* [TASK INSTRUCTIONS]: Starting at the line that contains "Write a Python", copy every line down to the line that contains "108.3, 107.2, 106.4]", inclusive, exactly as it stands. Omit all other lines.

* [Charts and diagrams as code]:

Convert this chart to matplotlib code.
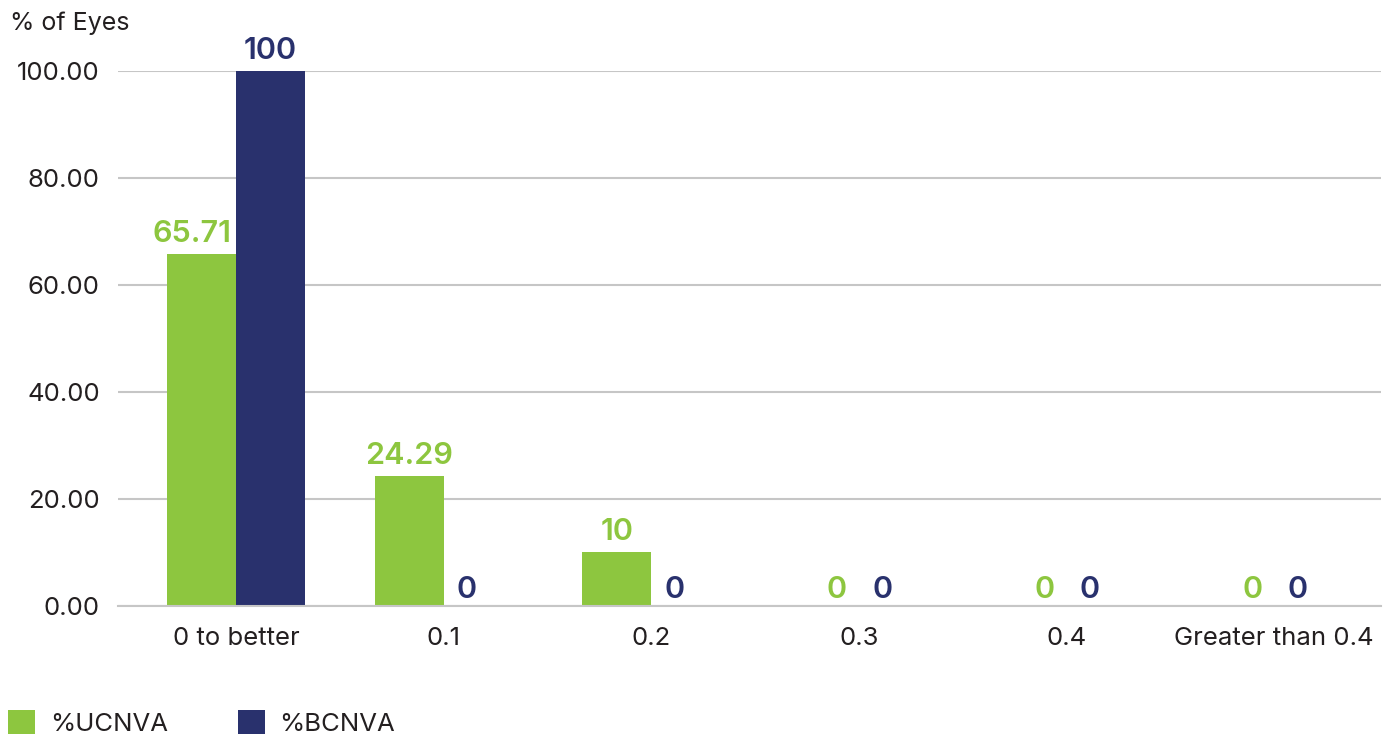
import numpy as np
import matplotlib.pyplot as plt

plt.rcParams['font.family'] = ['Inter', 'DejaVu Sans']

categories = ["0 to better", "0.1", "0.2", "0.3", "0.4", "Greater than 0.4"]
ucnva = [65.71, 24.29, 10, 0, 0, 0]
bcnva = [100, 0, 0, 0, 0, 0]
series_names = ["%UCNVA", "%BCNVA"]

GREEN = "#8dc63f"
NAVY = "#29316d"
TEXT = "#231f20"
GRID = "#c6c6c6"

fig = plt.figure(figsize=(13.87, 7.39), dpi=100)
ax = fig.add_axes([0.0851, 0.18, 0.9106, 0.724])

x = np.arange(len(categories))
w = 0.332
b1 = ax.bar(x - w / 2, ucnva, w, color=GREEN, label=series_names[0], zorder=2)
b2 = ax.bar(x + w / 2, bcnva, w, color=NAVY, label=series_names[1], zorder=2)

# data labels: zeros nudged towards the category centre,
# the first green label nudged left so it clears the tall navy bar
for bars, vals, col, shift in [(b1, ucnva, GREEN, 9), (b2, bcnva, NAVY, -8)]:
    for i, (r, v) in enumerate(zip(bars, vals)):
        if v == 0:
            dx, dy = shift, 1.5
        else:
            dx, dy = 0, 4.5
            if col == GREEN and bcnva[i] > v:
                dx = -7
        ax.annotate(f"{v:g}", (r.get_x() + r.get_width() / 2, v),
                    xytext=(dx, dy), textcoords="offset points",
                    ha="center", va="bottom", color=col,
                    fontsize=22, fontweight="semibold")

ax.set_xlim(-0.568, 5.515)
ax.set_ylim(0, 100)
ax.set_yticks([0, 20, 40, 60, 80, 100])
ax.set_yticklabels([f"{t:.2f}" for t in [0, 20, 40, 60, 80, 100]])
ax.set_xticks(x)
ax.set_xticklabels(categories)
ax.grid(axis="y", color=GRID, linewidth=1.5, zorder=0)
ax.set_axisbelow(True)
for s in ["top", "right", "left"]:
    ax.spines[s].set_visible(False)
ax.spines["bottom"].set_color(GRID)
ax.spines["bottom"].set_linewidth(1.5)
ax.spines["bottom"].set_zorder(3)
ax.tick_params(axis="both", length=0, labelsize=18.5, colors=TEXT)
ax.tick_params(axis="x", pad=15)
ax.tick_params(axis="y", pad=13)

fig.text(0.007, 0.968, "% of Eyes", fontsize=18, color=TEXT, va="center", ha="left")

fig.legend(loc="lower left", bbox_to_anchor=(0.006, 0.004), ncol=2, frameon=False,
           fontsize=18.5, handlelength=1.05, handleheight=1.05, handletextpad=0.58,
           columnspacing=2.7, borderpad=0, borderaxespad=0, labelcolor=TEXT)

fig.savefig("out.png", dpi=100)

* * *

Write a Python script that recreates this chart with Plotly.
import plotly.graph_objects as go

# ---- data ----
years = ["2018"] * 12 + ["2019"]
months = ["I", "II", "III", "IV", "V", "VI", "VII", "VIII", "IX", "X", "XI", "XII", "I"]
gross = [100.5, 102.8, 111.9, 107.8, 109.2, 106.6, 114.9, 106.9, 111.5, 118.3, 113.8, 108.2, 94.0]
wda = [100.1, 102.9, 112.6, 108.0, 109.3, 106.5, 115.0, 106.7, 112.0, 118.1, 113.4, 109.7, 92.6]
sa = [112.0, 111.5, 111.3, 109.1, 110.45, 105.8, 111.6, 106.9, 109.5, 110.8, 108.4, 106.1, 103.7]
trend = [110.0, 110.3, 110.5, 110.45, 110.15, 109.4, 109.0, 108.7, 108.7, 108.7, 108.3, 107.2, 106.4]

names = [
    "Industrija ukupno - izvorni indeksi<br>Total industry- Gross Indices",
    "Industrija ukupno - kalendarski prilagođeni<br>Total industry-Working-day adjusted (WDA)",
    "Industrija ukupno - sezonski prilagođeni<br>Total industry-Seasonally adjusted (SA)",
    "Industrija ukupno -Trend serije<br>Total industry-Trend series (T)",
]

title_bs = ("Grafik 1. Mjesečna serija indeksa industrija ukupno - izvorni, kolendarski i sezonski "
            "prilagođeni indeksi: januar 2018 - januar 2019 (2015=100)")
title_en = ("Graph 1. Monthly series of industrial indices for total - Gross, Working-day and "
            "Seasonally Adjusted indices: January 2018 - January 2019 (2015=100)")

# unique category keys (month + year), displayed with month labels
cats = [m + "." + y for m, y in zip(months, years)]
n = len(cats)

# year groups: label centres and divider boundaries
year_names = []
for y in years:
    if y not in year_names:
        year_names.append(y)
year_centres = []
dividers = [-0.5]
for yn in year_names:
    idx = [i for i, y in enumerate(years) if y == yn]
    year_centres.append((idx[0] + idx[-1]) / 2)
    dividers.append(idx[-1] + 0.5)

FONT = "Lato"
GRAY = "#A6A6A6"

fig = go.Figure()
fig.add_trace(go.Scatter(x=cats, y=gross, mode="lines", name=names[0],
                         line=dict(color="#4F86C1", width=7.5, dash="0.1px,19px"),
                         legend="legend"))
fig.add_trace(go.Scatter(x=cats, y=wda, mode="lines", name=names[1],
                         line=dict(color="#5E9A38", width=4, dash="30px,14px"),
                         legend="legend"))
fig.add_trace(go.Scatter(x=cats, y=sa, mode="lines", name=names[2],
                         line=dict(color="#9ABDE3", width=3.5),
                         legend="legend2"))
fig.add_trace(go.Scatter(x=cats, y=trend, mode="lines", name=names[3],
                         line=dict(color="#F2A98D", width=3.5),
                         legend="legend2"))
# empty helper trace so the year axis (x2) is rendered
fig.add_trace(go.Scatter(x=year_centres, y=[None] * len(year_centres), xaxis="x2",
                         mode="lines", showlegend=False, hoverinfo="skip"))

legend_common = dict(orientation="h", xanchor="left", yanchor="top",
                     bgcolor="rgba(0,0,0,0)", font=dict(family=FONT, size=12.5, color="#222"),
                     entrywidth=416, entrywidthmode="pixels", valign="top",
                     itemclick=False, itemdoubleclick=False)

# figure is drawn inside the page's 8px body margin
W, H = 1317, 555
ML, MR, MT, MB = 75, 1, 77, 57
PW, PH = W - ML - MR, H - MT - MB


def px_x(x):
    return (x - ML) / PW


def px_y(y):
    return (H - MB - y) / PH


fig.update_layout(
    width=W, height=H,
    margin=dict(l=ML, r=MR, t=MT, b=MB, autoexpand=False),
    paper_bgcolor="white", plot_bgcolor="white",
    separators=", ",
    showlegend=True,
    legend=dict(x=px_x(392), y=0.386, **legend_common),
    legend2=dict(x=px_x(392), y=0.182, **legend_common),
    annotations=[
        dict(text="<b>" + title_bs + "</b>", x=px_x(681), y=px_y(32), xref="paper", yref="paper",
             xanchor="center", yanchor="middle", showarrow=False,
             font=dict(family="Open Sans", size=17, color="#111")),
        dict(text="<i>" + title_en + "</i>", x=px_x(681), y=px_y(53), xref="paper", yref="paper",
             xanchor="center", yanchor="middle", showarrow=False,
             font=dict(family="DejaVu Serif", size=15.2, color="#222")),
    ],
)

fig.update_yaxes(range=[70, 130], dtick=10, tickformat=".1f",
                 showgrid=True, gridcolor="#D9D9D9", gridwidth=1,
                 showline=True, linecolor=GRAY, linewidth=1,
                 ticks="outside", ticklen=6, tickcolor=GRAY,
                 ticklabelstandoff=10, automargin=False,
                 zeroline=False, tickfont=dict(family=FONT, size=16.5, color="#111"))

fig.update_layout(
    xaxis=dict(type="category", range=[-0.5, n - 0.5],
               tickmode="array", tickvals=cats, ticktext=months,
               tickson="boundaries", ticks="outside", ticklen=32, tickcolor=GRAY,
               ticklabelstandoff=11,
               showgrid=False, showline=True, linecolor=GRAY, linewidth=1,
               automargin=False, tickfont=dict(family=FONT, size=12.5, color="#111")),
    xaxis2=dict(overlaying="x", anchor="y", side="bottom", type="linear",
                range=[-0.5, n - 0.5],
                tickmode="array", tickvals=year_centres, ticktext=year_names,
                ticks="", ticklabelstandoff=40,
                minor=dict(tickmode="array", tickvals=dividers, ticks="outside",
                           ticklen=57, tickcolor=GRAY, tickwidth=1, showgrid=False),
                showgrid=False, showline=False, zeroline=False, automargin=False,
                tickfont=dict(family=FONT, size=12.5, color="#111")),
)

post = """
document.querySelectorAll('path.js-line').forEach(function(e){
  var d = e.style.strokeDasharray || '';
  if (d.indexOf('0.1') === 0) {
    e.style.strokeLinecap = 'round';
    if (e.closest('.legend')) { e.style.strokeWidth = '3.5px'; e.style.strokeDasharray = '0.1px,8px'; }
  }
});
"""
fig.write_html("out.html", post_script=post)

* * *

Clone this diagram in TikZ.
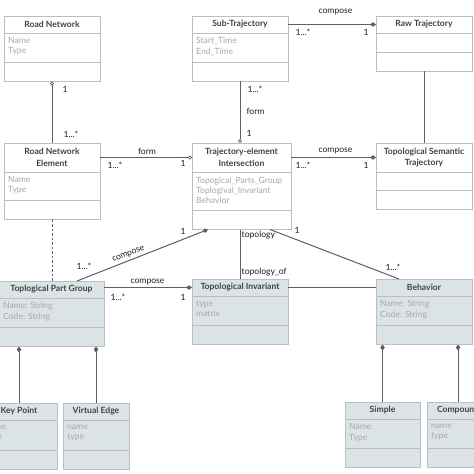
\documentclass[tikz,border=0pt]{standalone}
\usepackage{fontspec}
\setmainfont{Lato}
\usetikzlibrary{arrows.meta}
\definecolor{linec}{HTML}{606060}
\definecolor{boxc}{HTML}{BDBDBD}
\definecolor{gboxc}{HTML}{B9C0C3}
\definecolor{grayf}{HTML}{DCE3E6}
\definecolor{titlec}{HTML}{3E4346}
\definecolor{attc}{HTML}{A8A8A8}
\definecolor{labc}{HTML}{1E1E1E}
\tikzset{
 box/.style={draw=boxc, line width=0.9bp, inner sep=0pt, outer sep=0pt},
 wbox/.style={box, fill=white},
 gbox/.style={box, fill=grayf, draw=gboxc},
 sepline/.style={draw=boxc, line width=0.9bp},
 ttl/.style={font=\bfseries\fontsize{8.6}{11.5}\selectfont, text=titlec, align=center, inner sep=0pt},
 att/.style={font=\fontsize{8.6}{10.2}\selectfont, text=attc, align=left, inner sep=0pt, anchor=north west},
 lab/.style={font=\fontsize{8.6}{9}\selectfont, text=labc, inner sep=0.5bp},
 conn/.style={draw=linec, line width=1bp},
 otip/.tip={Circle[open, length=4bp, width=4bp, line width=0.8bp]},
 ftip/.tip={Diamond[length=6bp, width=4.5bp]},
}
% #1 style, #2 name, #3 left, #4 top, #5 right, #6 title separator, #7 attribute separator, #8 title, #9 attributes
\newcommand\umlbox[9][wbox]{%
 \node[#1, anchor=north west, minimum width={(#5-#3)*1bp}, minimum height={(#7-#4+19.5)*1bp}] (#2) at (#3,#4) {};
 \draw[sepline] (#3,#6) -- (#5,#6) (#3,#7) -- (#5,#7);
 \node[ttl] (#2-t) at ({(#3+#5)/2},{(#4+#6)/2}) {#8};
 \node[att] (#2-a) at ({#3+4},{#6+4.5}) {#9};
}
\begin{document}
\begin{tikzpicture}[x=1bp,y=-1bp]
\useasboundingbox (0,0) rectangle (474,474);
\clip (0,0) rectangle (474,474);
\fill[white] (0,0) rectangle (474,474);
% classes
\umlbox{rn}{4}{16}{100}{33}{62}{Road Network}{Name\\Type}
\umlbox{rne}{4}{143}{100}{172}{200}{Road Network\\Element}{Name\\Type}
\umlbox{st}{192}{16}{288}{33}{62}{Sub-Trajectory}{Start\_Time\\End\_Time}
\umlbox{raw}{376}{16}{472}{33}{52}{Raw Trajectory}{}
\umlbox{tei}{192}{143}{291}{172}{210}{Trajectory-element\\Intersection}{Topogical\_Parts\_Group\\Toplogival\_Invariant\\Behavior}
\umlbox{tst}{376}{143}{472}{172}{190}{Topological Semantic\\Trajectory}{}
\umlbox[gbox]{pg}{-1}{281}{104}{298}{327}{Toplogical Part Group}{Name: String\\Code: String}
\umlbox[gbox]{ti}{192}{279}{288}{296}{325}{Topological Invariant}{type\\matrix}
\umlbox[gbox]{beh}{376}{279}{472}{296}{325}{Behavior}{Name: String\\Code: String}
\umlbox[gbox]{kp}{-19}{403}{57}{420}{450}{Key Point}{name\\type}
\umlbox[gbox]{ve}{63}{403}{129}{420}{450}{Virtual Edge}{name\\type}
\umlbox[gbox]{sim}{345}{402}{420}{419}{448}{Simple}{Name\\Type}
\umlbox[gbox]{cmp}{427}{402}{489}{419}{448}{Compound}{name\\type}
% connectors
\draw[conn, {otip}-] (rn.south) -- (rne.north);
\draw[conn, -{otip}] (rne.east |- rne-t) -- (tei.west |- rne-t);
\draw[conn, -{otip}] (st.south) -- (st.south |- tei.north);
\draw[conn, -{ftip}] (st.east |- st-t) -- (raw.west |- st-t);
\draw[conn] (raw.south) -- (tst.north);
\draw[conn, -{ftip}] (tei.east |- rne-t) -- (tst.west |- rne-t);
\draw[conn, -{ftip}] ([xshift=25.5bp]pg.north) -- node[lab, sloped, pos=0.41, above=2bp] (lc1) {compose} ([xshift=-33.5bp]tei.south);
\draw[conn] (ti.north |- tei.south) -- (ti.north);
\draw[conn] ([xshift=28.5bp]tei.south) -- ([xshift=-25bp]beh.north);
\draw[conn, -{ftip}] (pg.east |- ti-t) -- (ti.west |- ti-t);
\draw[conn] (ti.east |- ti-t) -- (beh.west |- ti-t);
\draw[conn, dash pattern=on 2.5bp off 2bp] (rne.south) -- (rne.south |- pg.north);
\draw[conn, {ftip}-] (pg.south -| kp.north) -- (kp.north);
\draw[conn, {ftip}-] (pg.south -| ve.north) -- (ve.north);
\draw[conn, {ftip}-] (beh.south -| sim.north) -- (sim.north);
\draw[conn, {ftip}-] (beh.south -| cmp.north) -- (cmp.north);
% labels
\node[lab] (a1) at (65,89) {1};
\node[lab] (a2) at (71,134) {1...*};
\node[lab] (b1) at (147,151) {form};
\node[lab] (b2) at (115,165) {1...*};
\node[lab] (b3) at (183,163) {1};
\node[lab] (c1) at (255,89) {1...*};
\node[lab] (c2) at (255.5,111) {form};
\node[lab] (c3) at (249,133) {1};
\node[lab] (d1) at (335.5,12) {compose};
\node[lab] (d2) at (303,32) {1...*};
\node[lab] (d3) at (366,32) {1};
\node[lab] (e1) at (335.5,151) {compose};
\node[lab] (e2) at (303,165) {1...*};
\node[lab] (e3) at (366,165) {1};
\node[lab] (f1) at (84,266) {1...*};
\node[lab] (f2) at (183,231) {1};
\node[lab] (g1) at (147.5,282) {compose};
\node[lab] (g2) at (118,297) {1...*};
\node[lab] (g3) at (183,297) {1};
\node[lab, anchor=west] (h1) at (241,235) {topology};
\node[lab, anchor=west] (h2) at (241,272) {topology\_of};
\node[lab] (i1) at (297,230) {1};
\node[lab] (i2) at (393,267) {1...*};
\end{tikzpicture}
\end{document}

* [CORRECT RESULT]:
Write a Python script that recreates this chart with Plotly.
import plotly.graph_objects as go

# ---- data ----
years = ["2018"] * 12 + ["2019"]
months = ["I", "II", "III", "IV", "V", "VI", "VII", "VIII", "IX", "X", "XI", "XII", "I"]
gross = [100.5, 102.8, 111.9, 107.8, 109.2, 106.6, 114.9, 106.9, 111.5, 118.3, 113.8, 108.2, 94.0]
wda = [100.1, 102.9, 112.6, 108.0, 109.3, 106.5, 115.0, 106.7, 112.0, 118.1, 113.4, 109.7, 92.6]
sa = [112.0, 111.5, 111.3, 109.1, 110.45, 105.8, 111.6, 106.9, 109.5, 110.8, 108.4, 106.1, 103.7]
trend = [110.0, 110.3, 110.5, 110.45, 110.15, 109.4, 109.0, 108.7, 108.7, 108.7, 108.3, 107.2, 106.4]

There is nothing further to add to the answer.